If someone sends me a message that I don’t answer right away or don’t answer at all it’s because:

  • I’m busy - I have a life that’s not Tumblr and that takes precedence.
  • I’m thinking of what to say - I sometimes need to do that. Thoughts aren’t always completely formed in my head, and I don’t write without thinking.
  • I’m not emotionally capable of responding - I’m upset about the thing you’re asking me about or I’m processing, so I can’t talk right now.
  • I don’t want to talk - everyone should be allowed to be silent if they feel like it.
  • I don’t have any more to say - if all I’m going to do is repeat myself, or if the conversation has come to a natural end, then I’m not going to say any more.
  • Tumblr got hungry and ate your message - which means I didn’t get it, which means I obviously couldn’t reply.

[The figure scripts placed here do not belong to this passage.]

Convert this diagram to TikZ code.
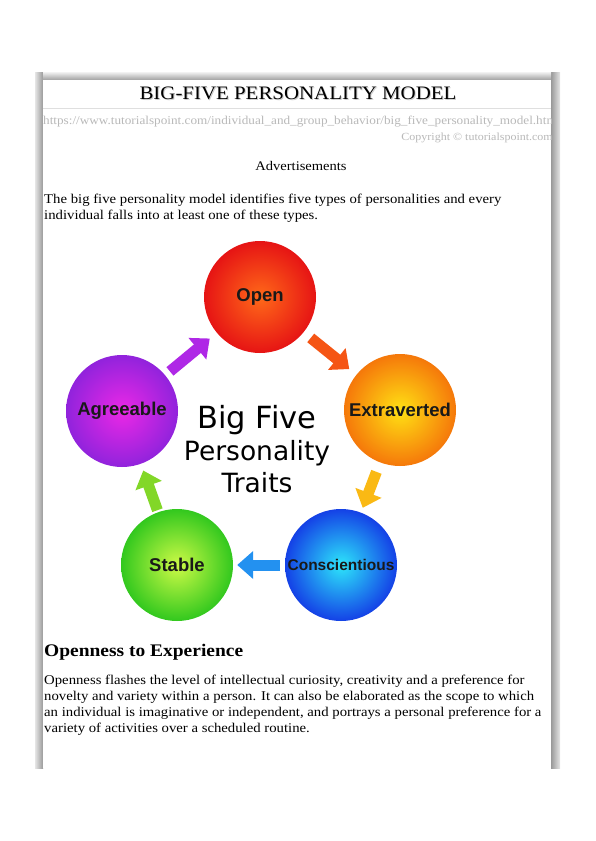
\documentclass[tikz,border=0pt]{standalone}
\usepackage{fontspec}
\setmainfont[FakeStretch=1.1]{Liberation Serif}
\setsansfont{Liberation Sans}
\newfontfamily\handfont{DejaVu Sans}
\usetikzlibrary{arrows.meta, positioning}
\definecolor{openIn}    {RGB}{255,105, 25}
\definecolor{openOut}   {RGB}{230, 20, 20}
\definecolor{extraIn}   {RGB}{255,225, 20}
\definecolor{extraOut}  {RGB}{245,120, 10}
\definecolor{agreeIn}   {RGB}{235, 40,230}
\definecolor{agreeOut}  {RGB}{145, 35,220}
\definecolor{stableIn}  {RGB}{205,250, 70}
\definecolor{stableOut} {RGB}{ 50,200, 30}
\definecolor{conscIn}   {RGB}{ 45,230,250}
\definecolor{conscOut}  {RGB}{ 20, 65,230}
\tikzset{
  trait/.style  = {circle, minimum size=112pt, inner sep=0pt, shading=radial,
                   text=black!90, font=\sffamily\bfseries\fontsize{18.5}{20}\selectfont},
  flow/.style   = {-{Triangle[width=27pt, length=16pt]}, line width=11pt},
  title/.style  = {anchor=base, inner sep=0pt, font=\fontsize{19}{22}\selectfont},
  faint/.style  = {inner sep=0pt, text=gray!55, font=\fontsize{12}{13}\selectfont},
  body/.style   = {anchor=north west, inner sep=0pt, align=left,
                   font=\fontsize{13.4}{16}\selectfont},
}

\begin{document}
\begin{tikzpicture}[x=1pt, y=-1pt]
\useasboundingbox (0,0) rectangle (595,841);

% ---- Page frame and its shadow ---------------------------------------------
\shade[left color=gray!20, right color=gray!80] (35,72) rectangle (43,768);
\shade[left color=gray!80, right color=gray!20] (551,72) rectangle (560,768);
\shade[top color=gray!10, bottom color=gray!75] (43,72) rectangle (551,80);
\fill[white] (43,80) rectangle (551,768);

% ---- Header -----------------------------------------------------------------
\node[title, text=gray!70, opacity=0.6] (titleshade) at (299,100.6)
  {BIG-FIVE PERSONALITY MODEL};
\node[title] (title) at (298,99) {BIG-FIVE PERSONALITY MODEL};
\draw[gray!25, line width=1.5pt] (43,108.5) -- (551,108.5);

\begin{scope}
\clip (43,80) rectangle (551,768);
\node[faint, anchor=base west] (url) at (43,124)
  {https://www.tutorialspoint.com/individual\_and\_group\_behavior/big\_five\_personality\_model.htm};
\node[faint, anchor=base east, font=\fontsize{10.9}{12}\selectfont] (copy) at (553,140)
  {Copyright \textcopyright\ tutorialspoint.com};
\end{scope}

\node[anchor=base, inner sep=0pt, font=\fontsize{13.2}{15}\selectfont] (ads) at (301,170)
  {Advertisements};

\node[body] (intro) at (44,193.5)
  {The big five personality model identifies five types of personalities and every\\
   individual falls into at least one of these types.};

% ---- The five traits ----------------------------------------------------------
\node[trait, inner color=openIn,   outer color=openOut]   (open)   at (260,297) {Open};
\node[trait, inner color=extraIn,  outer color=extraOut]  (extra)  at (400,410) {Extraverted};
\node[trait, inner color=conscIn,  outer color=conscOut,
      font=\sffamily\bfseries\fontsize{15.5}{17}\selectfont] (consc) at (341,565) {Conscientious};
\node[trait, inner color=stableIn, outer color=stableOut] (stable) at (177,565) {Stable};
\node[trait, inner color=agreeIn,  outer color=agreeOut]  (agree)  at (122,411) {Agreeable};

\node[anchor=north, inner sep=0pt, align=center, font=\handfont\fontsize{26.5}{32}\selectfont]
  (center) at (257,405.5)
  {{\fontsize{30.5}{32}\selectfont Big Five}\\Personality\\Traits};

% arrows round the cycle
\draw[flow, color={rgb,255:red,175;green,40;blue,230}, shorten <=6pt, shorten >=9pt]
  (agree) -- (open);
\draw[flow, color={rgb,255:red,245;green,85;blue,20}, shorten <=9pt, shorten >=9pt]
  (open) -- (extra);
\draw[flow, color={rgb,255:red,250;green,185;blue,20}, shorten <=10pt, shorten >=5pt]
  (extra) -- (consc);
\draw[flow, color={rgb,255:red,35;green,145;blue,240}, shorten <=5pt, shorten >=4pt]
  (consc) -- (stable);
\draw[flow, color={rgb,255:red,130;green,215;blue,40}, shorten <=2pt, shorten >=7pt]
  (stable) -- (agree);

% ---- Section ------------------------------------------------------------------
\node[anchor=base west, inner sep=0pt, font=\bfseries\fontsize{17.7}{20}\selectfont]
  (head) at (44,656) {Openness to Experience};
\node[body] (para) at (44,674.5)
  {Openness flashes the level of intellectual curiosity, creativity and a preference for\\
   novelty and variety within a person. It can also be elaborated as the scope to which\\
   an individual is imaginative or independent, and portrays a personal preference for a\\
   variety of activities over a scheduled routine.};

\end{tikzpicture}
\end{document}
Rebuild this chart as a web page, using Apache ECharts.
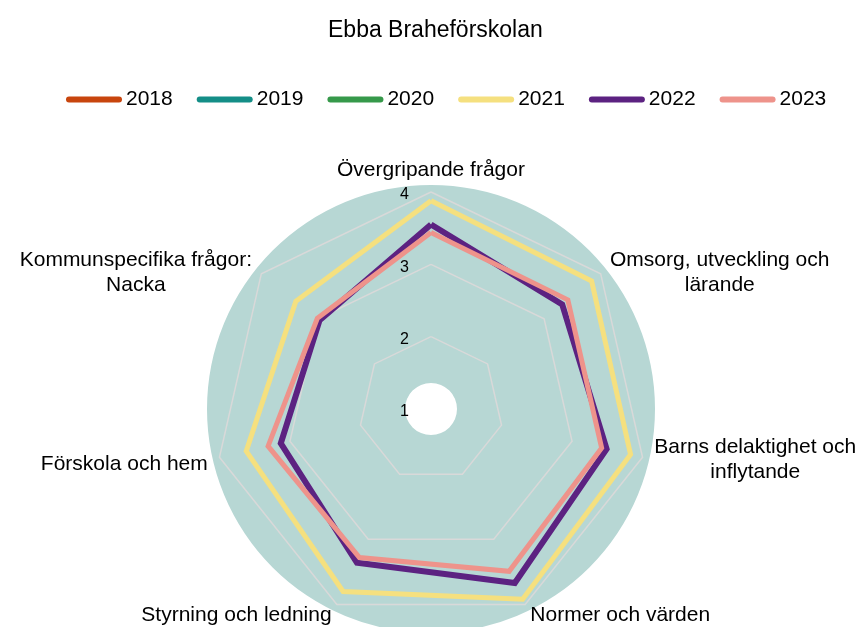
<!DOCTYPE html>
<html><head><meta charset="utf-8">
<script src="https://cdn.jsdelivr.net/npm/echarts@6/dist/echarts.min.js"></script>
<style>html,body{margin:0;padding:0;background:#fff}#c{width:863px;height:627px}</style>
</head><body><div id="c"></div>
<script>
const titleText = 'Ebba Braheförskolan';
// Indicators in clockwise order starting from the top
const indicators = [
  'Övergripande frågor',
  'Omsorg, utveckling och\nlärande',
  'Barns delaktighet och\ninflytande',
  'Normer och värden',
  'Styrning och ledning',
  'Förskola och hem',
  'Kommunspecifika frågor:\nNacka'
];
const years = ['2018', '2019', '2020', '2021', '2022', '2023'];
const colors = ['#c8450d', '#148e87', '#36994a', '#f5e07f', '#5c2281', '#ee938b'];
const values2018 = [];
const values2019 = [];
const values2020 = [];
const values2021 = [3.88, 3.84, 3.83, 3.92, 3.80, 3.62, 3.39];
const values2022 = [3.55, 3.32, 3.49, 3.67, 3.36, 3.13, 2.97];
const values2023 = [3.44, 3.42, 3.42, 3.49, 3.28, 3.31, 3.01];
const tickLabels = ['1', '2', '3', '4'];
const axisMin = 1, axisMax = 4;

const seriesValues = [values2018, values2019, values2020, values2021, values2022, values2023];
const F = '"Liberation Sans", Arial, sans-serif';
// ECharts radar runs counter-clockwise: reorder to get a clockwise layout
const order = [0, 6, 5, 4, 3, 2, 1];
const reorder = arr => order.map(i => arr[i]);
// per-label spacer (vertical nudge) styles, by clockwise index
const spacer = [null, 'sp12', null, null, null, 'sp8', 'sp12'];

const txt = { color: '#000', fontSize: 21, fontFamily: F };
const chart = echarts.init(document.getElementById('c'));
chart.setOption({
  animation: false,
  title: {
    text: titleText, left: 323, top: 14,
    textStyle: { fontSize: 23, fontWeight: 'normal', color: '#000', fontFamily: F }
  },
  legend: {
    data: years.map(y => ({ name: y, icon: 'path://M3,0 H53 A3,3 0 0 1 53,6 H3 A3,3 0 0 1 3,0 Z' })),
    left: 61, top: 84, itemWidth: 56, itemHeight: 6, itemGap: 24, selectedMode: false,
    textStyle: { fontSize: 21, color: '#000', fontFamily: F, padding: [0, 0, 0, -1] }
  },
  radar: {
    center: [431, 409], radius: 217, startAngle: 90, splitNumber: 3, shape: 'polygon',
    nameGap: 12,
    indicator: reorder(indicators).map((n, k) => {
      const o = { name: n, min: axisMin, max: axisMax };
      if (k === 0) {
        o.axisLabel = {
          show: true, margin: 22, fontSize: 16, color: '#000', fontFamily: F,
          formatter: v => '{a|' + tickLabels[Math.round(v) - axisMin] + '}',
          rich: { a: { fontSize: 16, color: '#000', fontFamily: F, lineHeight: 18, padding: [6, 0, 0, 0] } }
        };
      }
      return o;
    }),
    axisName: Object.assign({}, txt, {
      lineHeight: 25,
      formatter: name => {
        const idx = indicators.indexOf(name);
        if (idx === 0) return '{t|' + name + '}';
        const lines = name.split('\n').map(l => '{c|' + l + '}');
        if (spacer[idx]) lines.unshift('{' + spacer[idx] + '| }');
        return lines.join('\n');
      },
      rich: {
        c: Object.assign({ align: 'center', lineHeight: 25 }, txt),
        t: Object.assign({ align: 'center', lineHeight: 13 }, txt),
        sp12: { fontSize: 4, lineHeight: 12 },
        sp8: { fontSize: 4, lineHeight: 8 }
      }
    }),
    axisLine: { show: false },
    axisTick: { show: false },
    axisLabel: { show: false },
    splitLine: { lineStyle: { color: '#d9d9d9', width: 1.5 } },
    splitArea: { show: false }
  },
  series: [
    {
      type: 'pie', center: [431, 409], radius: [26, 224], silent: true, z: -1,
      label: { show: false }, labelLine: { show: false }, emphasis: { disabled: true },
      data: [{ value: 1, itemStyle: { color: '#b7d7d4' } }]
    }
  ].concat(years.map((y, i) => ({
    type: 'radar', name: y, symbol: 'none', silent: true,
    color: colors[i],
    itemStyle: { color: colors[i] },
    lineStyle: { width: y === '2022' ? 6 : 5, color: colors[i], join: 'miter' },
    data: [{ name: y, value: seriesValues[i].length ? reorder(seriesValues[i]) : [] }]
  })))
});
</script></body></html>
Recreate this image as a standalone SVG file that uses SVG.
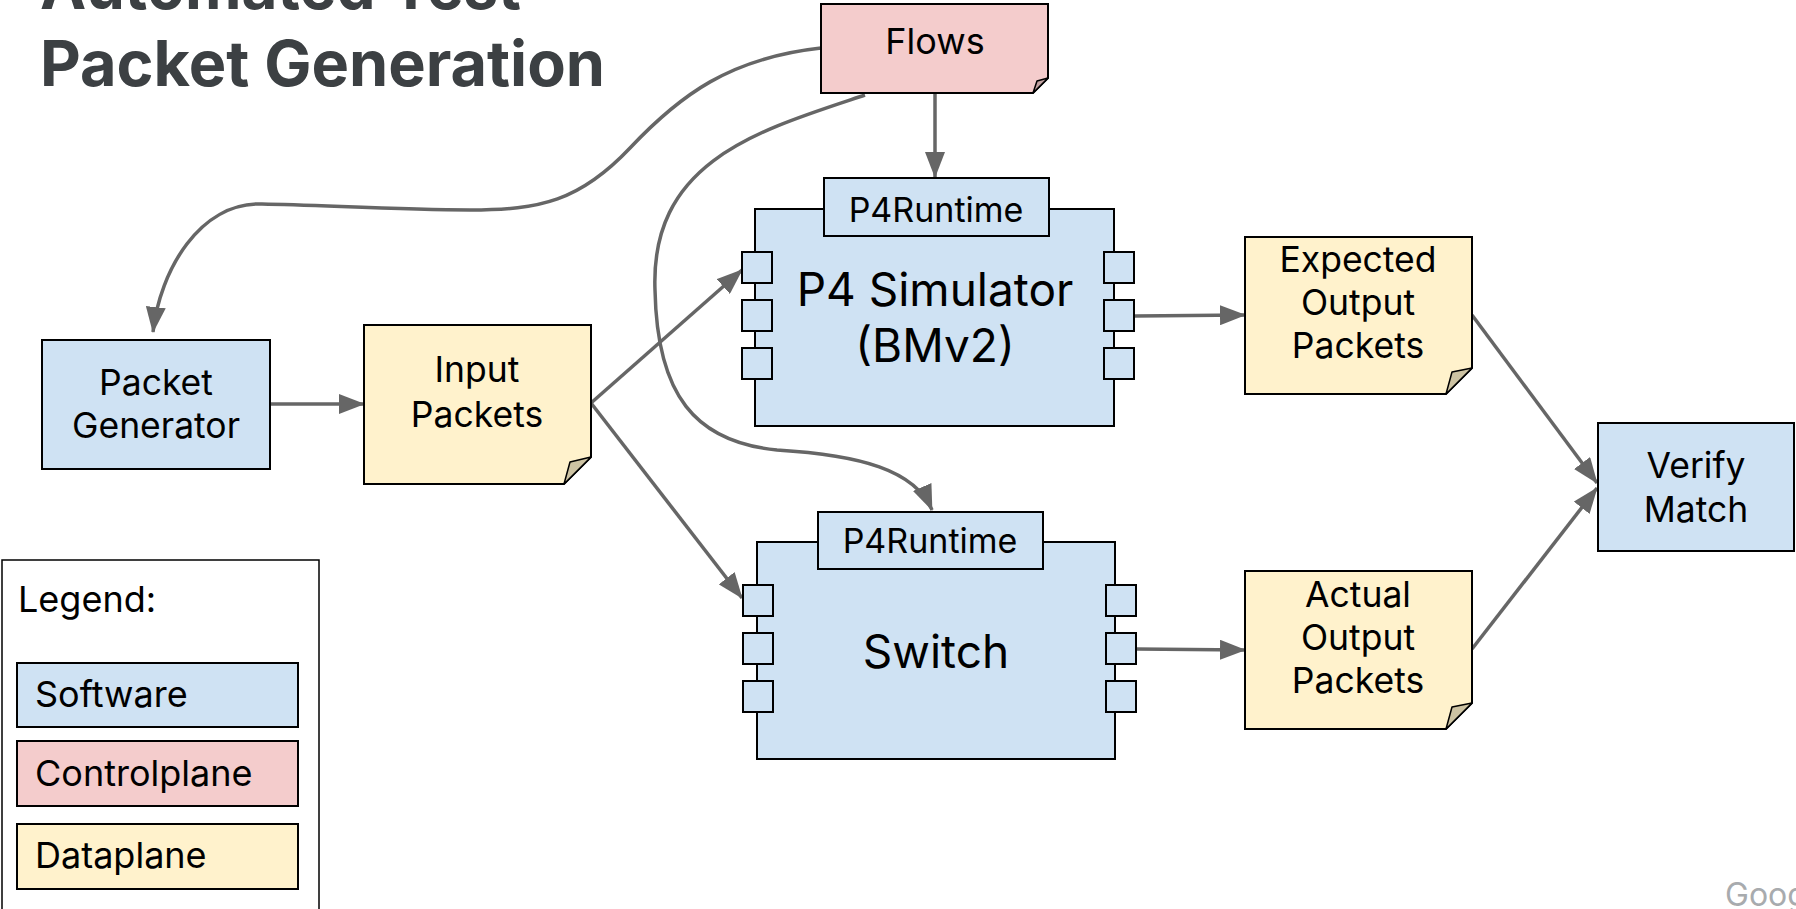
<svg xmlns="http://www.w3.org/2000/svg" width="1796" height="909" viewBox="0 0 1796 909">
  <style>
    .box { stroke: #000; stroke-width: 2; }
    .sw { fill: #cfe2f3; }
    .cp { fill: #f4cccc; }
    .dp { fill: #fff2cc; }
    .fold-dp { fill: #cdc3a3; stroke: #000; stroke-width: 1.5; stroke-linejoin: round; }
    .fold-cp { fill: #c3a3a3; stroke: #000; stroke-width: 1.5; stroke-linejoin: round; }
    .lbl { font-family: Inter, "Noto Sans", "Liberation Sans", sans-serif; fill: #000; text-anchor: middle; }
    .t34 { font-size: 34px; }
    .t35 { font-size: 35.5px; }
    .t36 { font-size: 36px; }
    .t46 { font-size: 46px; }
    .legend-t { font-family: Inter, "Noto Sans", "Liberation Sans", sans-serif; fill: #000; font-size: 36px; }
    .title { font-family: Inter, "Noto Sans", "Liberation Sans", sans-serif; font-weight: 700; font-size: 63px; fill: #3c4043; }
    .conn { fill: none; stroke: #666; stroke-width: 3.5; }
  </style>
  <defs>
    <marker id="arrow" markerUnits="userSpaceOnUse" viewBox="0 0 26 20" markerWidth="26" markerHeight="20" refX="25" refY="10" orient="auto">
      <path d="M0,0 L26,10 L0,20 z" fill="#666"/>
    </marker>
  </defs>

  <rect width="1796" height="909" fill="#fff"/>

  <!-- title -->
  <g id="title">
    <text class="title" x="40" y="9" textLength="481" lengthAdjust="spacingAndGlyphs">Automated Test</text>
    <text class="title" x="40" y="86" textLength="565" lengthAdjust="spacingAndGlyphs">Packet Generation</text>
  </g>

  <!-- connectors -->
  <g id="connectors">
    <path class="conn" d="M821,48 C730,58 680,95 630,148 C580,201 540,210 470,210 C400,210 320,205 262,204 C200,202 160,270 153,332" marker-end="url(#arrow)"/>
    <path class="conn" d="M935,93 L935,177" marker-end="url(#arrow)"/>
    <path class="conn" d="M865,95 C760,130 650,160 655,290 C657,395 695,442 777,450 C860,455 915,470 932,510" marker-end="url(#arrow)"/>
    <path class="conn" d="M270,404 L364,404" marker-end="url(#arrow)"/>
    <path class="conn" d="M591,403 L742,270" marker-end="url(#arrow)"/>
    <path class="conn" d="M591,403 L742,598" marker-end="url(#arrow)"/>
    <path class="conn" d="M1135,316 L1245,315" marker-end="url(#arrow)"/>
    <path class="conn" d="M1136,649 L1245,650" marker-end="url(#arrow)"/>
    <path class="conn" d="M1472,315 L1597,483" marker-end="url(#arrow)"/>
    <path class="conn" d="M1472,649 L1597,488" marker-end="url(#arrow)"/>
  </g>

  <!-- control plane input -->
  <g id="flows">
    <path class="box cp" d="M821,4 H1048 V78 L1033,93 H821 Z"/>
    <path class="fold-cp" d="M1033,93 L1037,81 L1048,78 Z"/>
    <text class="lbl t36" x="935" y="54">Flows</text>
  </g>

  <g id="packet-generator">
    <rect class="box sw" x="42" y="340" width="228" height="129"/>
    <text class="lbl t35" x="156" y="395">Packet</text>
    <text class="lbl t35" x="156" y="438">Generator</text>
  </g>

  <g id="input-packets">
    <path class="box dp" d="M364,325 H591 V457 L564,484 H364 Z"/>
    <path class="fold-dp" d="M564,484 L570,462 L591,457 Z"/>
    <text class="lbl t35" x="477" y="382">Input</text>
    <text class="lbl t35" x="477" y="427">Packets</text>
  </g>

  <g id="p4-simulator">
    <rect class="box sw" x="755" y="209" width="359" height="217"/>
    <rect class="box sw" x="742" y="252" width="30" height="31"/>
    <rect class="box sw" x="742" y="300" width="30" height="31"/>
    <rect class="box sw" x="742" y="348" width="30" height="31"/>
    <rect class="box sw" x="1104" y="252" width="30" height="31"/>
    <rect class="box sw" x="1104" y="300" width="30" height="31"/>
    <rect class="box sw" x="1104" y="348" width="30" height="31"/>
    <rect class="box sw" x="824" y="178" width="225" height="58"/>
    <text class="lbl t34" x="936" y="222">P4Runtime</text>
    <text class="lbl t46" x="935" y="306">P4 Simulator</text>
    <text class="lbl t46" x="935" y="362">(BMv2)</text>
  </g>

  <g id="switch">
    <rect class="box sw" x="757" y="542" width="358" height="217"/>
    <rect class="box sw" x="743" y="585" width="30" height="31"/>
    <rect class="box sw" x="743" y="633" width="30" height="31"/>
    <rect class="box sw" x="743" y="681" width="30" height="31"/>
    <rect class="box sw" x="1106" y="585" width="30" height="31"/>
    <rect class="box sw" x="1106" y="633" width="30" height="31"/>
    <rect class="box sw" x="1106" y="681" width="30" height="31"/>
    <rect class="box sw" x="818" y="512" width="225" height="57"/>
    <text class="lbl t34" x="930" y="553">P4Runtime</text>
    <text class="lbl t46" x="936" y="668">Switch</text>
  </g>

  <g id="expected-output">
    <path class="box dp" d="M1245,237 H1472 V368 L1446,394 H1245 Z"/>
    <path class="fold-dp" d="M1446,394 L1452,372 L1472,368 Z"/>
    <text class="lbl t35" x="1358" y="272">Expected</text>
    <text class="lbl t35" x="1358" y="315">Output</text>
    <text class="lbl t35" x="1358" y="358">Packets</text>
  </g>

  <g id="actual-output">
    <path class="box dp" d="M1245,571 H1472 V703 L1446,729 H1245 Z"/>
    <path class="fold-dp" d="M1446,729 L1452,707 L1472,703 Z"/>
    <text class="lbl t35" x="1358" y="607">Actual</text>
    <text class="lbl t35" x="1358" y="650">Output</text>
    <text class="lbl t35" x="1358" y="693">Packets</text>
  </g>

  <g id="verify-match">
    <rect class="box sw" x="1598" y="423" width="196" height="128"/>
    <text class="lbl t35" x="1696" y="478">Verify</text>
    <text class="lbl t35" x="1696" y="522">Match</text>
  </g>

  <g id="legend">
    <rect x="2" y="560" width="317" height="360" fill="#fff" stroke="#000" stroke-width="1.5"/>
    <text class="legend-t" x="18" y="612">Legend:</text>
    <rect class="box sw" x="17" y="663" width="281" height="64"/>
    <text class="legend-t" x="35" y="707">Software</text>
    <rect class="box cp" x="17" y="741" width="281" height="65"/>
    <text class="legend-t" x="35" y="786">Controlplane</text>
    <rect class="box dp" x="17" y="824" width="281" height="65"/>
    <text class="legend-t" x="35" y="868">Dataplane</text>
  </g>

  <text x="1725" y="906" font-family="Inter, 'Noto Sans', 'Liberation Sans', sans-serif" font-size="32" fill="#a8abae">Google</text>
</svg>
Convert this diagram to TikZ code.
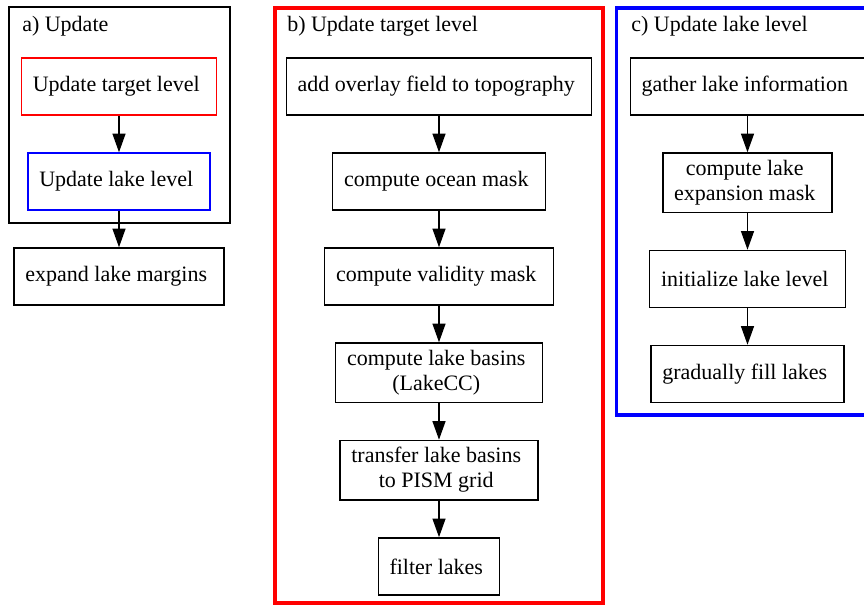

But, what all this really comes down to is this: no one is entitled to my attention. Message me by all means, but no one has an automatic right to my time or my emotional reassurance, even if I’ve provided it before. I’m a nice person: I like to talk to people and be reassuring and positive, but I am not a bottomless well of understanding and reassurance. I’m someone who needs time to process my own feelings and replenish my own stock of positivity, particularly when I’m upset about something. We are all entitled to make ourselves available to anyone or no one as we see fit.

So, anyone who feels like they’re entitled to my time or yours, and who gets petty or upset when they don’t get it, is not someone I or you need in our lives anyway. Respect yourself and your emotions and your time, and forget about anyone who can’t accept that.